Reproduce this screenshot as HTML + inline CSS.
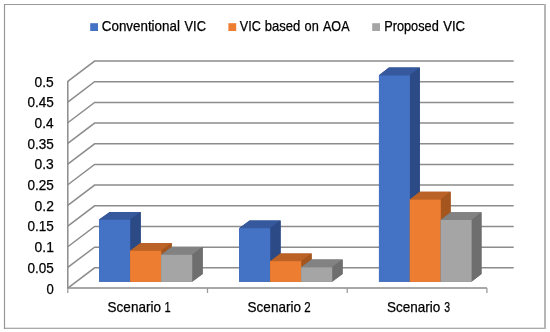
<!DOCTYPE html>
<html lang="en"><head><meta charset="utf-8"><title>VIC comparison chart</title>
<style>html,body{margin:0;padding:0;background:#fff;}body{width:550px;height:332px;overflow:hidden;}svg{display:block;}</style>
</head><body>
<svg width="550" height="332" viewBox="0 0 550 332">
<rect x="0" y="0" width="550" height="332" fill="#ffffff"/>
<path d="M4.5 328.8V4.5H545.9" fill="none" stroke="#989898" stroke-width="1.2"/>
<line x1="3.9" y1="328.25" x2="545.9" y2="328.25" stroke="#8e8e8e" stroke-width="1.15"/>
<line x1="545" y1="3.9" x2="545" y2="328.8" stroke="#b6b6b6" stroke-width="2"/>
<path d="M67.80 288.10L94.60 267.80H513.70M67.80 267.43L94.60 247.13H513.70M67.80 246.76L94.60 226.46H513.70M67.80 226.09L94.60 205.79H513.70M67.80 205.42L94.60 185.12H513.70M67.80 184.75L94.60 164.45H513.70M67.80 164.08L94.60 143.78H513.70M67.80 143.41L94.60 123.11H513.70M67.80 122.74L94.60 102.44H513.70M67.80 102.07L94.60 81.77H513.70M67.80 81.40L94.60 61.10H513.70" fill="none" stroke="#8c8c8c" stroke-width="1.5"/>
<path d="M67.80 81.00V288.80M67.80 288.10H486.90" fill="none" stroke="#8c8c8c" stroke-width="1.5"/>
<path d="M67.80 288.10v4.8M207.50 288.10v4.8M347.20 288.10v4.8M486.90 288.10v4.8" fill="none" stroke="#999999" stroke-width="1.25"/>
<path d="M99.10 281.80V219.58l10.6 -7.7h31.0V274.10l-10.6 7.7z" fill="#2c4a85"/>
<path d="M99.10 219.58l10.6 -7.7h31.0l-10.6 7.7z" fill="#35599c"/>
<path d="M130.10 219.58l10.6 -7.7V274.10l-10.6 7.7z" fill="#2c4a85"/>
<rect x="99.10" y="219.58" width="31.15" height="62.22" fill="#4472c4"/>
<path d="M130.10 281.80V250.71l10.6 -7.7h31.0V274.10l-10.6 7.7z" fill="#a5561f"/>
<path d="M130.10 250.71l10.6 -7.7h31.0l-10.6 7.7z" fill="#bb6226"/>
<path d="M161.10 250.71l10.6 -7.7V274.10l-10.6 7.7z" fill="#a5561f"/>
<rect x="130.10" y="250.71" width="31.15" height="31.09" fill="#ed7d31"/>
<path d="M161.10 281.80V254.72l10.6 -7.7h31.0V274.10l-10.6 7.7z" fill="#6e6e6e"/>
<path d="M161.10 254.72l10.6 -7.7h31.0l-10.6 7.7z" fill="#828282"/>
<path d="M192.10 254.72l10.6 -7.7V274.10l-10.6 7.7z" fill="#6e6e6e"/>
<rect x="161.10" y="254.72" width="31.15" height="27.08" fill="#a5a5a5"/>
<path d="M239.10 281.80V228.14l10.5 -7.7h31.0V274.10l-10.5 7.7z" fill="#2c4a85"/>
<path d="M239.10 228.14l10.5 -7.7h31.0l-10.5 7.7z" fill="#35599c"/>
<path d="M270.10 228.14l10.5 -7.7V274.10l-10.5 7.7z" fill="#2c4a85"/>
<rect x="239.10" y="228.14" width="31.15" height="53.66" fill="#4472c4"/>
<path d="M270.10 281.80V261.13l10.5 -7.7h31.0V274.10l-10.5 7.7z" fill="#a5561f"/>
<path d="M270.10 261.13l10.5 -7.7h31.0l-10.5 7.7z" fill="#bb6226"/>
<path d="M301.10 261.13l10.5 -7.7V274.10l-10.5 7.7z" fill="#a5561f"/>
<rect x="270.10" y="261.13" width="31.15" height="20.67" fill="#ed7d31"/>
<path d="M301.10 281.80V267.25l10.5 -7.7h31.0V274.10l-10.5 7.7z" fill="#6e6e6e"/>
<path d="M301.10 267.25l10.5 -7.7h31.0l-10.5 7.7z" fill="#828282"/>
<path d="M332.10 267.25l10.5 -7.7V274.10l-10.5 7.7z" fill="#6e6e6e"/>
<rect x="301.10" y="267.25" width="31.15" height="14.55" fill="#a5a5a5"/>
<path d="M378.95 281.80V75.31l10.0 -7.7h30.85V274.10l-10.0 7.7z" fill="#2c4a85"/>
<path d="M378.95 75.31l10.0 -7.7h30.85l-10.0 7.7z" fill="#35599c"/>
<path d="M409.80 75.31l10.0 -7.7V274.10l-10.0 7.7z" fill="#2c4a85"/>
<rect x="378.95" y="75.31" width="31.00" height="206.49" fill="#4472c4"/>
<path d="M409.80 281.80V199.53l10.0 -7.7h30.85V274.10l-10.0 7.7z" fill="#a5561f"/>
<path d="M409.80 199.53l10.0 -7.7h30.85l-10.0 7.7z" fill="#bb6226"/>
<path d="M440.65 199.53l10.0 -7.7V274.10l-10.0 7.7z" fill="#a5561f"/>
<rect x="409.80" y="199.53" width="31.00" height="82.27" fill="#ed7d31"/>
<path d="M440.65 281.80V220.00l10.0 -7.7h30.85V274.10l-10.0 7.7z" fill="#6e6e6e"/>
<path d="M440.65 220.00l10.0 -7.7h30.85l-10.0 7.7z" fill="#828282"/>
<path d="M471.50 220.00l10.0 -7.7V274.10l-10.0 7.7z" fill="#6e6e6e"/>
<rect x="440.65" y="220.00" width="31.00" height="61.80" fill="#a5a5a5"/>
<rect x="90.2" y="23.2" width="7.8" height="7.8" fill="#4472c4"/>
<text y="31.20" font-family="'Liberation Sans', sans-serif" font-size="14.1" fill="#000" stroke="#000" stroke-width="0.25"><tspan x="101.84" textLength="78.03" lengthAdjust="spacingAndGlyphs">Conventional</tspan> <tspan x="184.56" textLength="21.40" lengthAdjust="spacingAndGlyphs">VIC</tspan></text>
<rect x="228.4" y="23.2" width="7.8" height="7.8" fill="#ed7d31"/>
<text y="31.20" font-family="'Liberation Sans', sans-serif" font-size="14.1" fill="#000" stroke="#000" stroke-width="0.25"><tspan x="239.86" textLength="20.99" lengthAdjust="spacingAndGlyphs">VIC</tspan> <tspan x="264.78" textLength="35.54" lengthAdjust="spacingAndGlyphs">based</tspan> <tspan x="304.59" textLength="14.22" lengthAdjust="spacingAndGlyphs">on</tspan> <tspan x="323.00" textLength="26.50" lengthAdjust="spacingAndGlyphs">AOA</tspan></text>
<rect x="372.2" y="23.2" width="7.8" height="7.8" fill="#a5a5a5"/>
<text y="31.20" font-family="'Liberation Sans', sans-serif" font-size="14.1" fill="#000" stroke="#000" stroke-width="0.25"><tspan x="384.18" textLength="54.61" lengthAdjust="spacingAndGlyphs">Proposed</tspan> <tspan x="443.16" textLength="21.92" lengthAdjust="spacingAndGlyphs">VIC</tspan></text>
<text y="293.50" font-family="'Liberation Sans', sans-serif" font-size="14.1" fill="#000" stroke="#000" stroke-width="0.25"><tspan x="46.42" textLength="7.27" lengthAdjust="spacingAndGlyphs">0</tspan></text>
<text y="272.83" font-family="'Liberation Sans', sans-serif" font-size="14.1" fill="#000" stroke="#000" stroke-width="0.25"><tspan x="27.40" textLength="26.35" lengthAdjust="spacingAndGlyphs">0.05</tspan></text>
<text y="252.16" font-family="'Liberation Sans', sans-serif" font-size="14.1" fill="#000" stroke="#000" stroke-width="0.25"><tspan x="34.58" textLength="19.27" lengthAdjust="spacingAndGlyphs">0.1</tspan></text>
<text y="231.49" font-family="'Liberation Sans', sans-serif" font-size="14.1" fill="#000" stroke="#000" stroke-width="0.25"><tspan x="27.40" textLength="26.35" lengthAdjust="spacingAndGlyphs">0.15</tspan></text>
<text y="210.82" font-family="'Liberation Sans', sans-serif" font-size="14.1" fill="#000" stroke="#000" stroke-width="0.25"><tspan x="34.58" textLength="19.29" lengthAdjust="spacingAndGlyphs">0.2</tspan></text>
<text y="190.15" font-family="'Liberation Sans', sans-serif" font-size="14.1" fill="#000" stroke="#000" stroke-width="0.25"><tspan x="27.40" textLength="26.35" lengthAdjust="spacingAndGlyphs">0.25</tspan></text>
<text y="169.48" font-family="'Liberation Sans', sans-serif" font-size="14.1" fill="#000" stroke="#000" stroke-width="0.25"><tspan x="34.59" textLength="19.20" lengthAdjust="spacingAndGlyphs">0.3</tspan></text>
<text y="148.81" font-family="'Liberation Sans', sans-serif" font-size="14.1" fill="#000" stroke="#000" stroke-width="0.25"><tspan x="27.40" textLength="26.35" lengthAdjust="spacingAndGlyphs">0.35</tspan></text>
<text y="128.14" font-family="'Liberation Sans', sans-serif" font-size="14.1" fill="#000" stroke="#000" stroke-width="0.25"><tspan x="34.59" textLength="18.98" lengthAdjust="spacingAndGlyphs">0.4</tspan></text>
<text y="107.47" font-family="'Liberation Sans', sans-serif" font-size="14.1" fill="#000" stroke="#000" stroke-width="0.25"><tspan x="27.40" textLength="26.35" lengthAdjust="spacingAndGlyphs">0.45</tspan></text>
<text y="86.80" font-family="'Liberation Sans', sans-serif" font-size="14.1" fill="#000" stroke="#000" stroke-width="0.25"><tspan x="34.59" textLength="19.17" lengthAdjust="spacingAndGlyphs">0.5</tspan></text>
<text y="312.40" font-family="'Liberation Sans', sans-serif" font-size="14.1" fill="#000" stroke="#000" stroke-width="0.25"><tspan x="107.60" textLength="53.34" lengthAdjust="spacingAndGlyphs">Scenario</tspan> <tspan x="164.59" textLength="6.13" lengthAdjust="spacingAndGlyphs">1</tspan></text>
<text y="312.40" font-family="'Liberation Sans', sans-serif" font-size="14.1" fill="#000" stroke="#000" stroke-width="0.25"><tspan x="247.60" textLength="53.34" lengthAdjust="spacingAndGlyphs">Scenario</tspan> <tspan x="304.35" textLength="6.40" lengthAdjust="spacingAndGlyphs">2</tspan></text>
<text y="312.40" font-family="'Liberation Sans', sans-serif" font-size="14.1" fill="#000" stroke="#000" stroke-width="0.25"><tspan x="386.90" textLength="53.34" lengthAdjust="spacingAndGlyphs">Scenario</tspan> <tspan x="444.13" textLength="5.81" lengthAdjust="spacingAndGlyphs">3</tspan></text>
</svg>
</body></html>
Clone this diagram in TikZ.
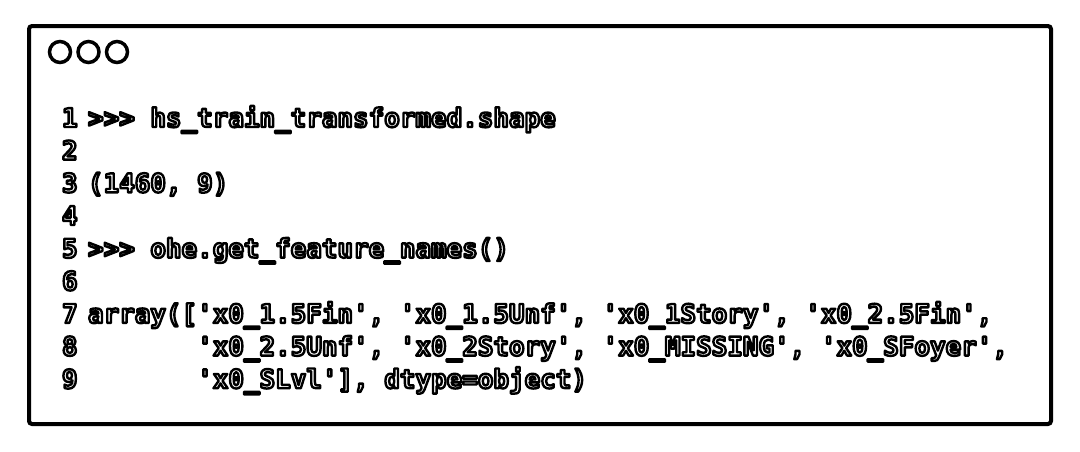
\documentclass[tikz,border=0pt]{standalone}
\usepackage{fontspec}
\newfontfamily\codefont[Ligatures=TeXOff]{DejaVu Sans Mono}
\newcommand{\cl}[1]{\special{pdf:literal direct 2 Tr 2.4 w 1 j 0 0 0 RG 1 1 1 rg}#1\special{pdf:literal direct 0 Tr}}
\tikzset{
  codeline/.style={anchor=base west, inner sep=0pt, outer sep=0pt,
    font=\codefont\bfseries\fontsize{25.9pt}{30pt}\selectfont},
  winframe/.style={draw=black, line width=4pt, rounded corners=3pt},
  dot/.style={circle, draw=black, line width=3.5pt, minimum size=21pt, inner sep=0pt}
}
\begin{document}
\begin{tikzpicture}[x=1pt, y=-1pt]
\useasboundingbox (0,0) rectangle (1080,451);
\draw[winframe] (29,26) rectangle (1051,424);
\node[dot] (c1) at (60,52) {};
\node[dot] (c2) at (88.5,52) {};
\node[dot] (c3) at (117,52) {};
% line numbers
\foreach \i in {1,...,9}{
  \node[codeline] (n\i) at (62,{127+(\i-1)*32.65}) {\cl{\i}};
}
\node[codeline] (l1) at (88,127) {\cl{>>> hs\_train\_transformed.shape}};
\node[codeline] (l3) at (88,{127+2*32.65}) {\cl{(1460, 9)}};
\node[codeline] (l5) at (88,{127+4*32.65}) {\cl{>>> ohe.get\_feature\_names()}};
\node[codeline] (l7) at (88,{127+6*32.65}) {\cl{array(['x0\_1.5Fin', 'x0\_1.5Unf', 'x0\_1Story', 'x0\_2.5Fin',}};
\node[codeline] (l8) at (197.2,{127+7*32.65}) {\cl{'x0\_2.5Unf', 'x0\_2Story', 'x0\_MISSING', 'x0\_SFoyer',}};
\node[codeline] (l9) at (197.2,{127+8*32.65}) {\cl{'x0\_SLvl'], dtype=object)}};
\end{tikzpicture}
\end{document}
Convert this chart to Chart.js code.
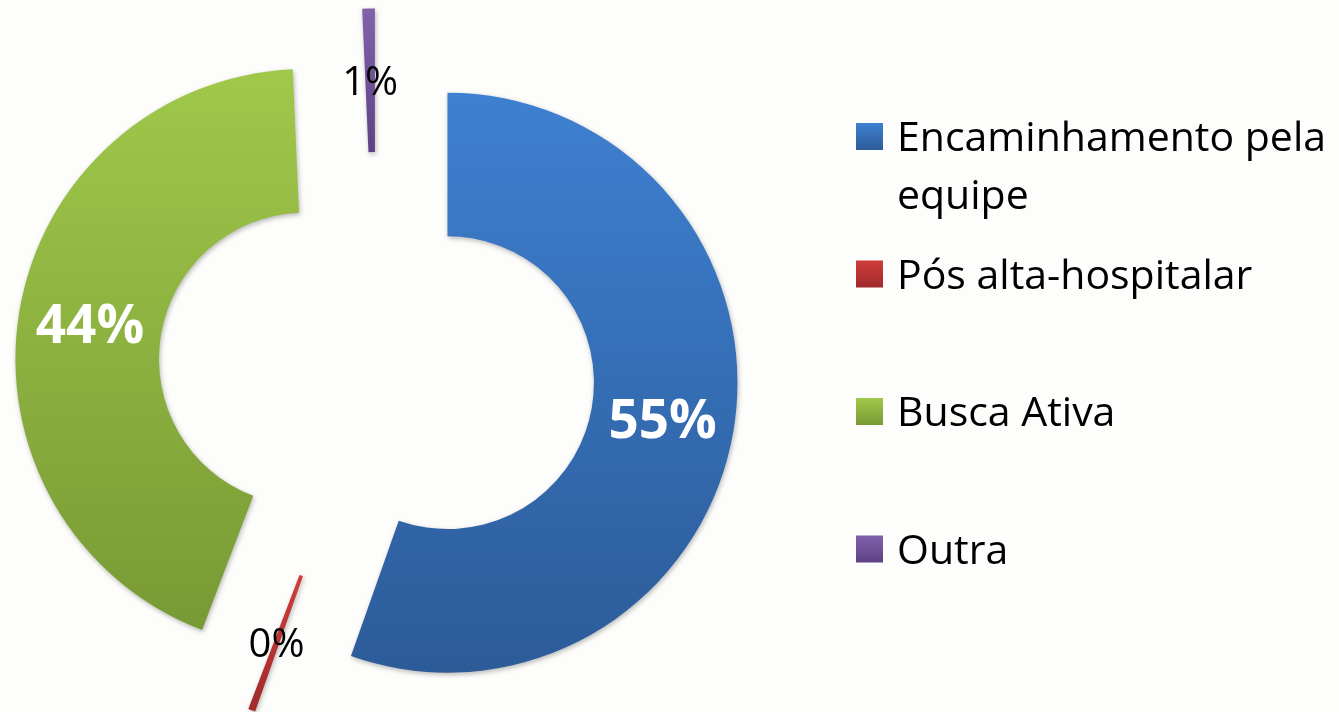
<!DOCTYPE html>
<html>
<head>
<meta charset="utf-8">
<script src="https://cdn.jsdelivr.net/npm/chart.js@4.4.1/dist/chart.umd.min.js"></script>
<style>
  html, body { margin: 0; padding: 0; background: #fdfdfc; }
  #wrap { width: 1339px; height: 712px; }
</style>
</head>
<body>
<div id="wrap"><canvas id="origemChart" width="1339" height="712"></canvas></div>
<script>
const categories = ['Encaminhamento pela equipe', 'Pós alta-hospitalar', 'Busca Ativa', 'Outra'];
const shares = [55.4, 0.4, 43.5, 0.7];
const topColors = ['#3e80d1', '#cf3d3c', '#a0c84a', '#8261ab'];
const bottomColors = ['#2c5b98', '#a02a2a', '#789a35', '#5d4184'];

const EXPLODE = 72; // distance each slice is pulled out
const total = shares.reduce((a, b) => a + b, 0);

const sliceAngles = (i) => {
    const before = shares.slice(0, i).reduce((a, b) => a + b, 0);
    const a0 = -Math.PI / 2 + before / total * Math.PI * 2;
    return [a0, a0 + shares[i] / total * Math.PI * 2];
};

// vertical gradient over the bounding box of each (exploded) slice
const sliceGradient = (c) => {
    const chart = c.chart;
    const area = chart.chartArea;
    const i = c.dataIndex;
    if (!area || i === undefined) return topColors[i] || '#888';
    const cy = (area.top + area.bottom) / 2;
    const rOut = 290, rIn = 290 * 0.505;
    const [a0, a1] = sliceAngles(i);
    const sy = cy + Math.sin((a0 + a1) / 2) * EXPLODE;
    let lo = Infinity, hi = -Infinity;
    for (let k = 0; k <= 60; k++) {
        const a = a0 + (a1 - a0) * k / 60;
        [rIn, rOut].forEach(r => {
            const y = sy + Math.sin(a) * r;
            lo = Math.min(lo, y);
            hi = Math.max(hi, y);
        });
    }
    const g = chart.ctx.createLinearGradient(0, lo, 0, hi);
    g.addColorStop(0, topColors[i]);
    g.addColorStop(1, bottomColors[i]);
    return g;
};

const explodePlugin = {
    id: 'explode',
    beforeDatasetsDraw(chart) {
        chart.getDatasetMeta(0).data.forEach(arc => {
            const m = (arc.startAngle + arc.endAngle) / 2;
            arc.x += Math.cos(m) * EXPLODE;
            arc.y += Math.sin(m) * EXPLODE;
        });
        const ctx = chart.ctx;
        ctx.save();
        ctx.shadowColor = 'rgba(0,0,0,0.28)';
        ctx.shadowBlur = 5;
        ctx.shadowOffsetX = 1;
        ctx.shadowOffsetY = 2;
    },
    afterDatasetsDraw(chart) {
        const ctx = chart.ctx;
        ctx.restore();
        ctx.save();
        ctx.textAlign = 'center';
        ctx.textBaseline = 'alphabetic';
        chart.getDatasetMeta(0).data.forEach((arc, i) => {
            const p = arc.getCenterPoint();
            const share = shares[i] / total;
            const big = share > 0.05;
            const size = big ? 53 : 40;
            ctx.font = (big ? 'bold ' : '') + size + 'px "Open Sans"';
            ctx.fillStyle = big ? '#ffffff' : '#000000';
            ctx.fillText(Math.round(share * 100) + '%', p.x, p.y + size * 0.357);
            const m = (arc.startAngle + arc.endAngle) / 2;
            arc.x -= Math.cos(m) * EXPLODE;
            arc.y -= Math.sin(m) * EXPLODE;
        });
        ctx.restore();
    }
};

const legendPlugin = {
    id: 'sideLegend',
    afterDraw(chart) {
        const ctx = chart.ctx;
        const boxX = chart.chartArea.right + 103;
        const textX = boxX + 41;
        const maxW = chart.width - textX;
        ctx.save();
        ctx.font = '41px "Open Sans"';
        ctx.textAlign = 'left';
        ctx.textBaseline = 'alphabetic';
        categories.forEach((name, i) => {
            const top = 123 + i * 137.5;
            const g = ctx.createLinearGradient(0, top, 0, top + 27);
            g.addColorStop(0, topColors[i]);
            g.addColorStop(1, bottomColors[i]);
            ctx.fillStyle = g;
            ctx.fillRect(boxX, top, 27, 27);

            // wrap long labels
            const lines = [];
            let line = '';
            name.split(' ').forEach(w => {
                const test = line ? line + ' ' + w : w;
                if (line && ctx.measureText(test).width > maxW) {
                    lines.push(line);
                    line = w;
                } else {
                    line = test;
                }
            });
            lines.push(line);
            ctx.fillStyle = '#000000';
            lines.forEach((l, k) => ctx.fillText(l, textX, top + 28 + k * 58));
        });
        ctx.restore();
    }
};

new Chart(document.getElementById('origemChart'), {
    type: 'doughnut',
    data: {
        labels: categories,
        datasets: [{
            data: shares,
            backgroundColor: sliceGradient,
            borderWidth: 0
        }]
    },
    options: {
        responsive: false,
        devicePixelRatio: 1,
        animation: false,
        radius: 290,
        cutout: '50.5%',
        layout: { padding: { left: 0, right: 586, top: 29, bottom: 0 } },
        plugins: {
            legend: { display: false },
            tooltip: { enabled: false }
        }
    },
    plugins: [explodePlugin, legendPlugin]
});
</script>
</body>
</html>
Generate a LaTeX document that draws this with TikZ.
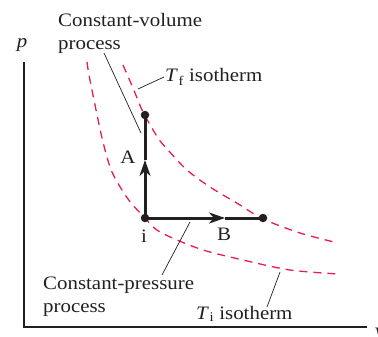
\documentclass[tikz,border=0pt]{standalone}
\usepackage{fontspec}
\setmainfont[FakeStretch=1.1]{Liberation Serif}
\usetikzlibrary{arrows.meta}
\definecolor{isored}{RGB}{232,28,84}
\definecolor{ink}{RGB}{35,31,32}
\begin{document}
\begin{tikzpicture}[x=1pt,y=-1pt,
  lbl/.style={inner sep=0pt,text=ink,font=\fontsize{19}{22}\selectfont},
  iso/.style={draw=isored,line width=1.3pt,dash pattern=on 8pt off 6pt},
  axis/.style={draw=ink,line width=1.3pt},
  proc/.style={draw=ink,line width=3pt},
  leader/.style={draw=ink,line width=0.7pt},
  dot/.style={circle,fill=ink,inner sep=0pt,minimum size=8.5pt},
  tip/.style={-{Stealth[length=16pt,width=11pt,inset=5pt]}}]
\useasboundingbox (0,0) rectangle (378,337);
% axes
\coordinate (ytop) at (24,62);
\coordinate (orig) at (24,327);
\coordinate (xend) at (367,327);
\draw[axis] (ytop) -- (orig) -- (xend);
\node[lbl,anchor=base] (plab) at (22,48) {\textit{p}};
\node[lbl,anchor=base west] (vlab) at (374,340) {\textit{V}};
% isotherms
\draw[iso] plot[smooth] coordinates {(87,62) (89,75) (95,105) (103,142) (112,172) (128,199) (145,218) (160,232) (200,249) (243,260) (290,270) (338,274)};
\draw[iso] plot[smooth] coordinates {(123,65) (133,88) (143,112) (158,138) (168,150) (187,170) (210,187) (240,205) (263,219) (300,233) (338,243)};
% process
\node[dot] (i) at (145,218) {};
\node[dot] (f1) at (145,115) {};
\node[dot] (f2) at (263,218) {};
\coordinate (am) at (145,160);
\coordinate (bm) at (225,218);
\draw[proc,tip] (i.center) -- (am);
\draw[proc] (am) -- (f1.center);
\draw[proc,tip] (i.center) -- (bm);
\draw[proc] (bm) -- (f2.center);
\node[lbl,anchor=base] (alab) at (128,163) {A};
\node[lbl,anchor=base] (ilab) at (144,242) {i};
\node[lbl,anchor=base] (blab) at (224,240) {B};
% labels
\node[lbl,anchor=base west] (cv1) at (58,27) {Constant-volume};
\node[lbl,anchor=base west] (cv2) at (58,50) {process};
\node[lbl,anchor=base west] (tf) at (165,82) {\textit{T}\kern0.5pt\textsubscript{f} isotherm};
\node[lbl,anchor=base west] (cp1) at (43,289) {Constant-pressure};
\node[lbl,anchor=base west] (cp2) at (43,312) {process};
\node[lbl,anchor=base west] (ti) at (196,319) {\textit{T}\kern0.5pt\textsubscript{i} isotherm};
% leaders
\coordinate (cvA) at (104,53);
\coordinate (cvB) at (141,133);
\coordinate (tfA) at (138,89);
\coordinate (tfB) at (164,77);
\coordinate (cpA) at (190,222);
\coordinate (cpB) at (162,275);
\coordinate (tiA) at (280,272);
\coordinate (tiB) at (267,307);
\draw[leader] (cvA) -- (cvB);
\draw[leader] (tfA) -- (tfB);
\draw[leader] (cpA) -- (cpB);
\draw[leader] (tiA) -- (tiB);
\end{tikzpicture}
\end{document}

◆ **INSTRUCTIONS FOR THE TASK**
In the entries above, find each line with the word "this" and show it.

◆ **SOLUTION**
Reproduce this screenshot as HTML + inline CSS.
Clone this diagram in TikZ.
Convert this chart to Chart.js code.
Generate a LaTeX document that draws this with TikZ.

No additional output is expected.